Pero su paso por las cocinas no llegaría hasta unos años más tarde, cuando estuvo trabajando cuatro años como cocinero en el Hotel Guadalmina. Época que coincidió con su boda en 2008. "Me casé según las tradiciones de mi país en una boda preciosa, ahora tengo cuatro hijos y he conseguido traer a España a mi madre y a una hermana. Aún estoy luchando por traer a mi otra hermana, que sigue en Marruecos”, narra.
Seguía en el hotel cuando el espetero de Guayaba tuvo que dejar su puesto y Miguel García y José M. del Pino (el otro socio del chiringuito) se acordaron de él. “Como tenía experiencia en cocina y había estado un tiempo ayudando al espetero me lo ofrecieron, probé dos semanas y me salieron bien, así que me dejaron. Hoy mis espetos son los mejores de la zona, sin duda”, dice sin disimular su orgullo. “Lleva ya 10 años y es un trabajo difícil, pocos lo aguantan. Además hace muy buenos espetos”, responde Pino cuando le preguntan por Mohammed.
El chiringuito está en pleno bullicio. Todas las mesas ocupadas, pese a ello Antonio y Ángela le dicen al recepcionista que se sientan en la barra, “sólo venimos a comer unos espetos”, peinan canas y llevan más de veinte años yendo al chiringuito los veranos. Como ellos, muchos clientes vienen por las sardinas, las lubinas, las doradas o el calamar. No se entiende un chiringuito en Málaga sin el pescado a la brasa y en La Guayaba se hace según la tradición, sobre una barquita de pesca y en caña de bambú. Cerca de los troncos de olivo la temperatura aumenta y Mohammed se protege del sol con un gorro de ala ancha. Delante de la candela ha pasado muchos momentos, incluso el Ramadán. "Se hace muy difícil estar todo el día sin beber con tanto calor, cuando llega la noche lo primero que hago es pedir agua, pero todo se aguanta, está en la mente”, comenta.

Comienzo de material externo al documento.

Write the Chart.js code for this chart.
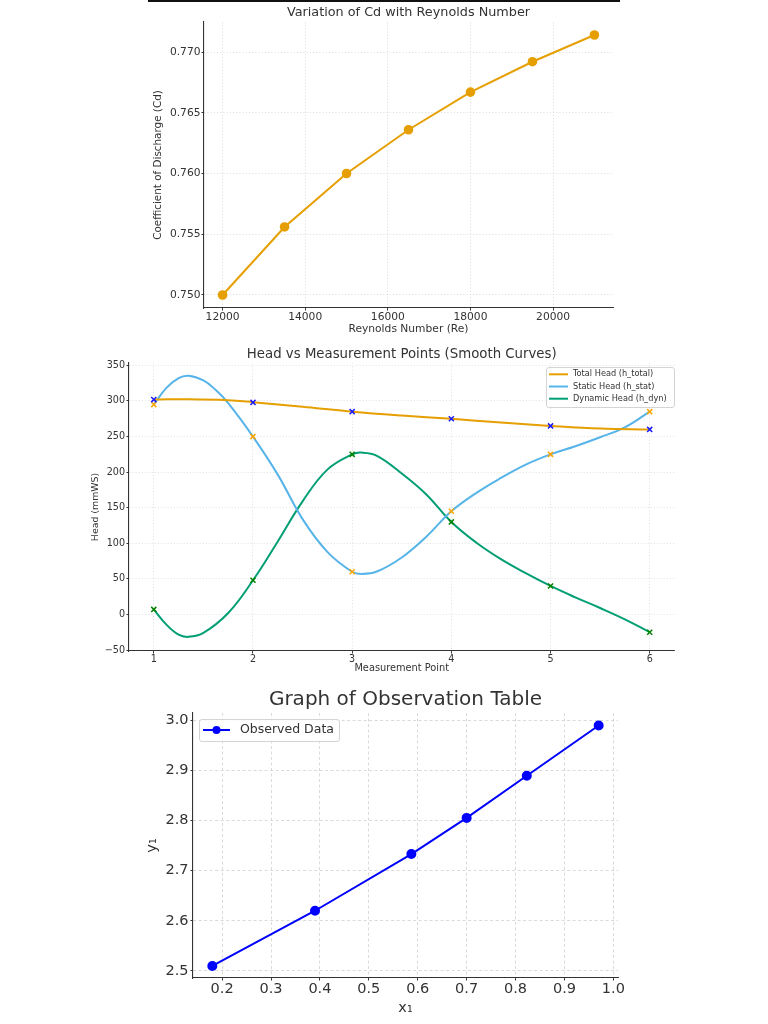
<!DOCTYPE html>
<html>
<head>
<meta charset="utf-8">
<script src="https://cdn.jsdelivr.net/npm/chart.js@4.4.1/dist/chart.umd.min.js"></script>
<style>
html,body{margin:0;padding:0;background:#fff;width:768px;height:1024px;overflow:hidden;}
.box{position:absolute;}
#topline{position:absolute;left:148px;top:0;width:472px;height:2px;background:#111;}
canvas{display:block;}
</style>
</head>
<body>
<div id="topline"></div>
<div class="box" style="left:148px;top:0;"><canvas id="c1" width="472" height="340"></canvas></div>
<div class="box" style="left:80px;top:340px;"><canvas id="c2" width="600" height="340"></canvas></div>
<div class="box" style="left:140px;top:680px;"><canvas id="c3" width="500" height="344"></canvas></div>
<script>
// ---------- Chart 1 data ----------
const reynolds = [12000, 13500, 15000, 16500, 18000, 19500, 21000];
const cd = [0.750, 0.7556, 0.760, 0.7636, 0.7667, 0.7692, 0.7714];
const reTicks = [12000, 14000, 16000, 18000, 20000];
const cdTicks = [0.750, 0.755, 0.760, 0.765, 0.770];

// ---------- Chart 2 data ----------
const measPoints = [1, 2, 3, 4, 5, 6];
const hTotal = [302, 298, 285, 275, 265, 260];
const hStat = [295, 250, 60, 145, 225, 285];
const hDyn = [7, 48, 225, 130, 40, -25];
// smooth curves
const totalCurveX = [1, 1.35, 1.75, 2, 2.5, 3, 3.5, 4, 4.5, 5, 5.5, 6];
const totalCurveY = [302, 302.6, 301.2, 298.4, 291.8, 285, 279.6, 275, 269.7, 265, 261.3, 260];
const statCurveX = [1, 1.125, 1.25, 1.35, 1.5, 1.62, 1.75, 2, 2.25, 2.5, 2.75, 3, 3.1, 3.25, 3.5, 3.75, 4, 4.25, 4.5, 4.75, 5, 5.25, 5.5, 5.75, 6];
const statCurveY = [295, 318, 332, 335.5, 329, 316, 297, 250, 196.5, 134, 88, 60, 57, 60.3, 80, 109.6, 145, 170.6, 191.8, 210.6, 225, 236.4, 249, 263, 285];
const dynCurveX = [1, 1.125, 1.25, 1.35, 1.5, 1.75, 2, 2.25, 2.5, 2.75, 3, 3.09, 3.25, 3.5, 3.75, 4, 4.25, 4.5, 4.75, 5, 5.25, 5.5, 5.75, 6];
const dynCurveY = [7, -14, -28.5, -31.5, -26, 2, 48, 102.6, 159, 203.5, 225, 227.5, 223, 198, 168.3, 130, 101.2, 77.7, 58, 40, 24, 9, -7, -25];
const pointTicks = [1, 2, 3, 4, 5, 6];
const headTicks = [-50, 0, 50, 100, 150, 200, 250, 300, 350];

// ---------- Chart 3 data ----------
const obsX = [0.18, 0.39, 0.587, 0.70, 0.823, 0.97];
const obsY = [2.51, 2.62, 2.733, 2.805, 2.889, 2.989];
const obsXTicks = [0.2, 0.3, 0.4, 0.5, 0.6, 0.7, 0.8, 0.9, 1.0];
const obsYTicks = [2.5, 2.6, 2.7, 2.8, 2.9, 3.0];

const zip = (xs, ys) => xs.map((x, i) => ({x: x, y: ys[i]}));

Chart.defaults.font.family = '"DejaVu Sans", sans-serif';
Chart.defaults.color = '#333';
Chart.defaults.animation = false;

const deco = {
  id: 'deco',
  afterDatasetsDraw(chart, args, o) {
    const ctx = chart.ctx, a = chart.chartArea;
    ctx.save();
    if (o.title) {
      ctx.font = o.titleSize + 'px "DejaVu Sans"';
      ctx.fillStyle = '#333';
      ctx.textAlign = 'center';
      ctx.textBaseline = 'middle';
      ctx.fillText(o.title, (a.left + a.right) / 2, o.titleY);
    }
    if (o.lg) {
      const L = o.lg;
      const items = chart.data.datasets.filter(d => d.inLegend);
      ctx.fillStyle = 'rgba(255,255,255,0.85)';
      ctx.strokeStyle = '#d4d4d4';
      ctx.lineWidth = 1;
      ctx.beginPath();
      ctx.roundRect(L.x + 0.5, L.y + 0.5, L.w, L.h, 2.5);
      ctx.fill();
      ctx.stroke();
      items.forEach((d, i) => {
        const y = L.y + L.first + i * L.rowH;
        ctx.strokeStyle = d.borderColor;
        ctx.lineWidth = L.lw;
        ctx.beginPath();
        ctx.moveTo(L.hx1, y);
        ctx.lineTo(L.hx2, y);
        ctx.stroke();
        if (L.dot) {
          ctx.fillStyle = d.borderColor;
          ctx.beginPath();
          ctx.arc((L.hx1 + L.hx2) / 2, y, L.dot, 0, Math.PI * 2);
          ctx.fill();
        }
        ctx.fillStyle = '#333';
        ctx.font = L.size + 'px "DejaVu Sans"';
        ctx.textAlign = 'left';
        ctx.textBaseline = 'middle';
        ctx.fillText(d.label, L.tx, y);
      });
    }
    ctx.restore();
  }
};

function axis(opts) {
  return {
    type: 'linear',
    min: opts.min, max: opts.max,
    afterBuildTicks: s => { s.ticks = opts.ticks.map(v => ({value: v})); },
    afterFit: s => { if (opts.w !== undefined) s.width = opts.w; if (opts.h !== undefined) s.height = opts.h; },
    ticks: { font: {size: opts.fs}, padding: opts.pad, maxRotation: 0, autoSkip: false, color: '#333',
             callback: opts.fmt },
    grid: { color: opts.gridColor, lineWidth: 0.8, tickColor: '#333', tickLength: 2.5, tickWidth: 1, tickBorderDash: [] },
    border: { display: true, color: '#333', width: 1.1, dash: opts.dash },
    title: { display: true, text: opts.title, font: {size: opts.lfs}, color: '#333', padding: opts.tpad }
  };
}

// ---------- Chart 1 ----------
const ORANGE1 = '#E69F00';
new Chart(document.getElementById('c1'), {
  type: 'line',
  data: { datasets: [{
    label: 'Cd', data: zip(reynolds, cd),
    borderColor: ORANGE1, backgroundColor: ORANGE1,
    pointBackgroundColor: ORANGE1, pointBorderColor: ORANGE1,
    pointRadius: 3.8, borderWidth: 2, tension: 0
  }]},
  options: {
    responsive: false,
    layout: { padding: { left: 0, right: 7, top: 22, bottom: 0 } },
    plugins: { legend: {display: false}, tooltip: {enabled: false},
      deco: { title: 'Variation of Cd with Reynolds Number', titleSize: 12.8, titleY: 12.5 } },
    scales: {
      x: axis({min: 11550, max: 21450, ticks: reTicks, h: 32, fs: 10.7, pad: 0, fmt: v => String(v),
               gridColor: '#d8d8d8', dash: [1.2, 2], title: 'Reynolds Number (Re)', lfs: 10.7, tpad: {top: 0, bottom: 4}}),
      y: axis({min: 0.74893, max: 0.77247, ticks: cdTicks, w: 56, fs: 10.7, pad: 1, fmt: v => v.toFixed(3),
               gridColor: '#d8d8d8', dash: [1.2, 2], title: 'Coefficient of Discharge (Cd)', lfs: 10.4, tpad: {top: 4.5, bottom: 0}})
    }
  },
  plugins: [deco]
});

// ---------- Chart 2 ----------
const C_TOTAL = '#E69F00', C_STAT = '#56B4E9', C_DYN = '#009E73';
function curve(label, xs, ys, color) {
  return { label: label, data: zip(xs, ys), borderColor: color, backgroundColor: color,
           borderWidth: 2, pointRadius: 0, tension: 0.4, inLegend: true, order: 2 };
}
function marks(label, xs, ys, color) {
  return { label: label, data: zip(xs, ys), showLine: false, pointStyle: 'crossRot',
           pointRadius: 3.6, pointBorderWidth: 1.5, pointBorderColor: color, pointBackgroundColor: color,
           borderColor: color, inLegend: false, order: 1 };
}
new Chart(document.getElementById('c2'), {
  type: 'line',
  data: { datasets: [
    curve('Total Head (h_total)', totalCurveX, totalCurveY, C_TOTAL),
    curve('Static Head (h_stat)', statCurveX, statCurveY, C_STAT),
    curve('Dynamic Head (h_dyn)', dynCurveX, dynCurveY, C_DYN),
    marks('Total data', measPoints, hTotal, '#1a1aff'),
    marks('Static data', measPoints, hStat, '#FFA500'),
    marks('Dynamic data', measPoints, hDyn, '#008000')
  ]},
  options: {
    responsive: false,
    layout: { padding: { left: 0, right: 3, top: 23, bottom: 0 } },
    plugins: { legend: {display: false}, tooltip: {enabled: false},
      deco: { title: 'Head vs Measurement Points (Smooth Curves)', titleSize: 13.3, titleY: 15,
              lg: { x: 466, y: 27, w: 128, h: 40, first: 7.3, rowH: 12.2, hx1: 469, hx2: 488, tx: 493, size: 8.2, lw: 2 } } },
    scales: {
      x: axis({min: 0.75, max: 6.25, ticks: pointTicks, h: 29, fs: 9.6, pad: 0, fmt: v => String(v),
               gridColor: '#dddddd', dash: [1.2, 2], title: 'Measurement Point', lfs: 9.8, tpad: {top: 0, bottom: 6}}),
      y: axis({min: -51.4, max: 353.4, ticks: headTicks, w: 49, fs: 9.6, pad: 1.5,
               fmt: v => (v < 0 ? '\u2212' + Math.abs(v) : String(v)),
               gridColor: '#dddddd', dash: [1.2, 2], title: 'Head (mmWS)', lfs: 9.4, tpad: {top: 9.5, bottom: 0}})
    }
  },
  plugins: [deco]
});

// ---------- Chart 3 ----------
const BLUE = '#0000ff';
new Chart(document.getElementById('c3'), {
  type: 'line',
  data: { datasets: [{
    label: 'Observed Data', data: zip(obsX, obsY),
    borderColor: BLUE, backgroundColor: BLUE, pointBackgroundColor: BLUE, pointBorderColor: BLUE,
    pointRadius: 4, borderWidth: 2, tension: 0, inLegend: true
  }]},
  options: {
    responsive: false,
    layout: { padding: { left: 0, right: 22, top: 33, bottom: 0 } },
    plugins: { legend: {display: false}, tooltip: {enabled: false},
      deco: { title: 'Graph of Observation Table', titleSize: 20, titleY: 19.5,
              lg: { x: 59, y: 39, w: 140, h: 22, first: 11, rowH: 0, hx1: 63, hx2: 90, tx: 100, size: 12.5, lw: 2, dot: 4 } } },
    scales: {
      x: axis({min: 0.1405, max: 1.0095, ticks: obsXTicks, h: 46, fs: 14.5, pad: 0, fmt: v => v.toFixed(1),
               gridColor: '#d0d0d0', dash: [3, 2.5], title: 'x\u2081', lfs: 14.5, tpad: {top: 0, bottom: 7}}),
      y: axis({min: 2.486, max: 3.014, ticks: obsYTicks, w: 53, fs: 14.5, pad: 2, fmt: v => v.toFixed(1),
               gridColor: '#d0d0d0', dash: [3, 2.5], title: 'y\u2081', lfs: 14.5, tpad: {top: 4, bottom: 0}})
    }
  },
  plugins: [deco]
});
</script>
</body>
</html>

Una clienta rubísima de unos cuarenta años y con la tez rojiza se acerca a la barca. Chapurrea algo de español y pregunta si puede hacer una foto a los espetos, Mohammed la atiende entre bromas, “es lo que más llama la atención”, dice. Está a la entrada del chiringuito y muchos clientes le conocen y le saludan “estoy en la doce, acuérdate de mí y me las haces con cariño”, le dice un hombre con camisa de lino azul, bermudas blancas y gafas de sol oscuras. Pero el de espetero no deja de ser un trabajo estacional. "En invierno hago lo que salga, trabajo en la obra, pintando, en bares…", explica. Ahora ha abierto también una frutería, en la que da trabajo a su hermana y a su mujer, todo lo hace pensando en su familia. “Cuando tenía 15 años ya trabajaba en bares y otros sitios haciendo recados y al final del día volvía con más dinero a casa que mi madre que se pasaba el día entero limpiando casas”, cuenta.
Con su gorro de paja, sigue clavando las banderillas de plata sobre la arena de la barca. La sal sobre las sardinas cruje al calor del fuego; Mohammed emplata un par de raciones. Nadie pensaría que llegó hace veinte años en los bajos de un camión.